Since $a_n$ is a positive number, all the terms in this expansion are positive.

5. Because all the terms are positive, we can pick just one of them and say that the whole sum (which equals $n$) is bigger than that one term. Let's pick the third term: $\frac{n(n-1)}{2} \cdot a_n^2$.
So, we can write an inequality: $n > \frac{n(n-1)}{2} \cdot a_n^2$. (This is true for $n > 1$)

6. Now, let's do some cool algebra to make this simpler!
First, divide both sides by 'n' (we can do this because $n$ is positive):
$1 > \frac{(n-1)}{2} \cdot a_n^2$

7. Next, multiply both sides by 2:
$2 > (n-1) \cdot a_n^2$

8. Finally, divide both sides by $(n-1)$:
$a_n^2 < \frac{2}{n-1}$

9. Now, think about what happens to $\frac{2}{n-1}$ as 'n' gets super, super big (approaches infinity).
As 'n' gets huge, $(n-1)$ also gets huge.
So, $\frac{2}{\text{a really, really big number}}$ gets incredibly close to 0.

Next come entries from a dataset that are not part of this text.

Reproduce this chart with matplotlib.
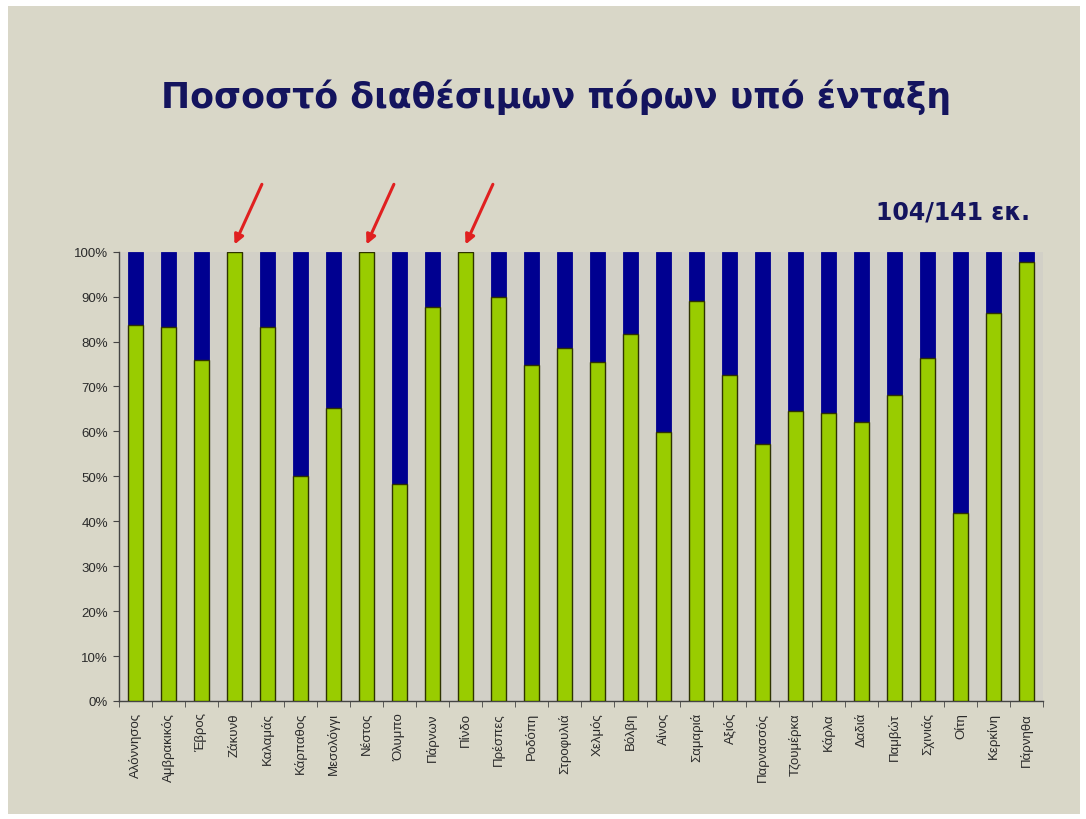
#!/usr/bin/env python3
"""
Share of available resources under inclusion, per protected area (stacked 100% bars).
"""

import matplotlib

matplotlib.use("Agg")

import matplotlib.pyplot as plt
from matplotlib.patches import Rectangle
from matplotlib.ticker import PercentFormatter

# Data
areas = [
    "Αλόννησος", "Αμβρακικός", "Έβρος", "Ζάκυνθ", "Καλαμάς", "Κάρπαθος",
    "Μεσολόγγι", "Νέστος", "Όλυμπο", "Πάρνων", "Πίνδο", "Πρέσπες",
    "Ροδόπη", "Στροφυλιά", "Χελμός", "Βόλβη", "Αίνος", "Σαμαριά",
    "Αξιός", "Παρνασσός", "Τζουμέρκα", "Κάρλα", "Δαδιά", "Παμβώτ",
    "Σχινιάς", "Οίτη", "Κερκίνη", "Πάρνηθα",
]
included_pct = [
    83.7, 83.2, 75.9, 100.0, 83.2, 50.0,
    65.3, 100.0, 48.2, 87.8, 100.0, 90.0,
    74.8, 78.5, 75.4, 81.7, 59.8, 89.1,
    72.5, 57.3, 64.5, 64.2, 62.0, 68.1,
    76.3, 41.8, 86.3, 97.6,
]
remaining_pct = [100.0 - v for v in included_pct]
highlighted = ["Ζάκυνθ", "Νέστος", "Πίνδο"]

TITLE = "Ποσοστό διαθέσιμων πόρων υπό ένταξη"
NOTE = "104/141 εκ."

SLIDE_BG = "#D9D7C8"
PLOT_BG = "#D2D0C7"
GREEN = "#99CC00"
NAVY = "#000090"
TEXT_NAVY = "#14145E"

W, H = 1086, 820


def main() -> int:
    fig = plt.figure(figsize=(W / 100, H / 100), dpi=100, facecolor="white")
    # slide area inside a thin white border
    fig.patches.append(Rectangle((8 / W, 1 - 815 / H), (1080 - 8) / W, (815 - 7) / H,
                                 transform=fig.transFigure, facecolor=SLIDE_BG,
                                 edgecolor="none", zorder=-10))

    ax = fig.add_axes([119 / W, 1 - 702 / H, (1043 - 119) / W, (702 - 252.7) / H])
    ax.set_zorder(5)
    ax.set_facecolor(PLOT_BG)

    x = list(range(len(areas)))
    ax.bar(x, [v / 100 for v in included_pct], width=0.45, color=GREEN,
           edgecolor="#2E3300", linewidth=1.0, zorder=3)
    ax.bar(x, [v / 100 for v in remaining_pct], width=0.45,
           bottom=[v / 100 for v in included_pct], color=NAVY,
           edgecolor=NAVY, linewidth=0.6, zorder=2)

    ax.set_xlim(-0.5, len(areas) - 0.5)
    ax.set_ylim(0, 1)
    ax.set_yticks([i / 10 for i in range(11)])
    ax.yaxis.set_major_formatter(PercentFormatter(1.0, decimals=0))

    ax.set_xticks(x)
    ax.set_xticklabels(areas, rotation=90, fontsize=9.5, family="Liberation Sans",
                       color="#2A2A2A")
    ax.set_xticks([i + 0.5 for i in range(-1, len(areas))], minor=True)
    ax.tick_params(axis="x", which="major", length=0, pad=8)
    ax.tick_params(axis="x", which="minor", length=4, direction="out", color="#444444")
    ax.tick_params(axis="y", length=4, direction="out", color="#444444",
                   labelsize=9.5, labelcolor="#2A2A2A", pad=4)
    for lab in ax.get_yticklabels():
        lab.set_family("Liberation Sans")

    for side in ("top", "right"):
        ax.spines[side].set_visible(False)
    for side in ("left", "bottom"):
        ax.spines[side].set_color("#444444")
        ax.spines[side].set_linewidth(1.0)

    # red arrows over the fully included areas
    for name in highlighted:
        i = areas.index(name)
        ax.annotate("", xy=(i, 1.016), xytext=(i + 0.83, 1.15),
                    xycoords="data", textcoords="data", annotation_clip=False,
                    arrowprops=dict(arrowstyle="-|>", color="#E02020", lw=2.2,
                                    mutation_scale=14, shrinkA=0, shrinkB=0))

    fig.text(556 / W, 1 - 97 / H, TITLE, ha="center", va="center", fontsize=25,
             fontweight="bold", color=TEXT_NAVY, family="DejaVu Sans")
    fig.text(1030 / W, 1 - 213 / H, NOTE, ha="right", va="center", fontsize=17,
             fontweight="bold", color=TEXT_NAVY, family="DejaVu Sans")

    fig.savefig("out.png", dpi=100, facecolor=fig.get_facecolor())
    plt.close(fig)
    return 0


if __name__ == "__main__":
    raise SystemExit(main())
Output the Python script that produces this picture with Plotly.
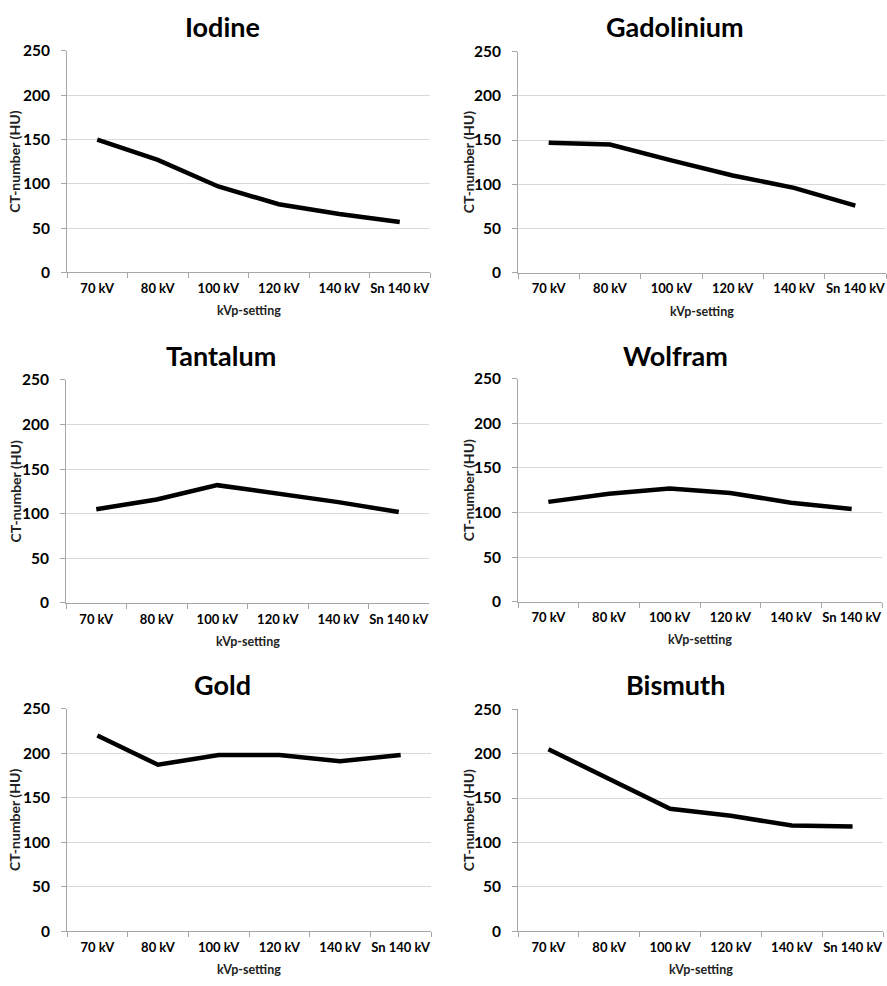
import plotly.graph_objects as go

W, H = 887, 986

categories = ["70 kV", "80 kV", "100 kV", "120 kV", "140 kV", "Sn 140 kV"]

iodine = [150, 127, 97, 77, 66, 57]
gadolinium = [147, 145, 127, 110, 96, 76]
tantalum = [105, 116, 132, 123, 113, 102]
wolfram = [112, 121, 127, 122, 111, 104]
gold = [220, 187, 198, 198, 191, 198]
bismuth = [205, 172, 138, 130, 119, 118]

titles = ["Iodine", "Gadolinium", "Tantalum", "Wolfram", "Gold", "Bismuth"]
series = [iodine, gadolinium, tantalum, wolfram, gold, bismuth]

y_ticks = [0, 50, 100, 150, 200, 250]
x_title = "kVp-setting"
y_title = "CT-number (HU)"

# plot-area boxes in pixels: (left, right, top, bottom)
boxes = [
    (67, 430, 41.7, 267.3),
    (518, 886, 42.3, 267.7),
    (66, 429, 376.7, 604),
    (518, 882, 375.7, 602.7),
    (67, 431, 711.7, 938.3),
    (518, 883, 712.3, 938.3),
]
title_pos = [(222, 17), (675, 17), (221, 352), (675, 352), (222, 687), (675, 687)]
ytitle_x = [15, 468, 15, 468, 15, 468]

FONT = "Lato, 'Open Sans', sans-serif"

fig = go.Figure()
annotations = []
layout = {}
for i, (vals, box) in enumerate(zip(series, boxes)):
    n = i + 1
    xa = "x" if n == 1 else f"x{n}"
    ya = "y" if n == 1 else f"y{n}"
    fig.add_trace(go.Scatter(
        x=categories, y=vals, mode="lines",
        line=dict(color="black", width=4.5),
        xaxis=xa, yaxis=ya, showlegend=False, hoverinfo="x+y",
    ))
    l, r, t, b = box
    layout[f"xaxis{n}"] = dict(
        domain=[l / W, r / W], anchor=ya, type="category",
        range=[-0.5, 5.5], tickson="boundaries", tickangle=0,
        ticks="outside", ticklen=5, tickcolor="#a6a6a6", tickwidth=1,
        ticklabelstandoff=4,
        showline=True, linecolor="#a6a6a6", linewidth=1,
        showgrid=False, zeroline=False,
        tickfont=dict(family=FONT, size=13, color="black", weight="bold"),
        fixedrange=True,
    )
    layout[f"yaxis{n}"] = dict(
        domain=[1 - b / H, 1 - t / H], anchor=xa,
        range=[0, 250], tickvals=y_ticks,
        ticks="outside", ticklen=5, tickcolor="#a6a6a6", tickwidth=1,
        ticklabelstandoff=8,
        showline=True, linecolor="#a6a6a6", linewidth=1,
        showgrid=True, gridcolor="#d9d9d9", gridwidth=1, zeroline=False,
        tickfont=dict(family=FONT, size=15.5, color="black", weight="bold"),
        fixedrange=True,
    )
    tx, ty = title_pos[i]
    annotations.append(dict(
        text=titles[i], x=tx / W, y=1 - ty / H, xref="paper", yref="paper",
        xanchor="center", yanchor="middle", showarrow=False,
        font=dict(family=FONT, size=27, color="black", weight="bold"),
    ))
    annotations.append(dict(
        text=x_title, x=((l + r) / 2) / W, y=1 - (b + 39) / H,
        xref="paper", yref="paper", xanchor="center", yanchor="middle",
        showarrow=False,
        font=dict(family=FONT, size=12.5, color="#222222", weight="bold"),
    ))
    annotations.append(dict(
        text=y_title, x=ytitle_x[i] / W, y=1 - ((t + b) / 2) / H,
        xref="paper", yref="paper", xanchor="center", yanchor="middle",
        showarrow=False, textangle=-90,
        font=dict(family=FONT, size=14, color="#222222", weight="bold"),
    ))

fig.update_layout(
    width=W, height=H,
    margin=dict(l=0, r=0, t=0, b=0),
    paper_bgcolor="white", plot_bgcolor="white",
    annotations=annotations,
    **layout,
)

fig.write_html("out.html", config={"displayModeBar": False})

10. This means that $a_n^2$ must be getting super close to 0. If $a_n^2$ is almost 0, then $a_n$ itself must also be almost 0 (since $a_n$ is positive).

11. Remember how we started? We said $x_n = \sqrt[n]{n} = 1 + a_n$.
Since we just figured out that $a_n$ goes to 0 as $n$ gets huge, it means $\sqrt[n]{n}$ must go to $1 + 0$, which is just 1!

And that's how we prove it! Isn't math fun?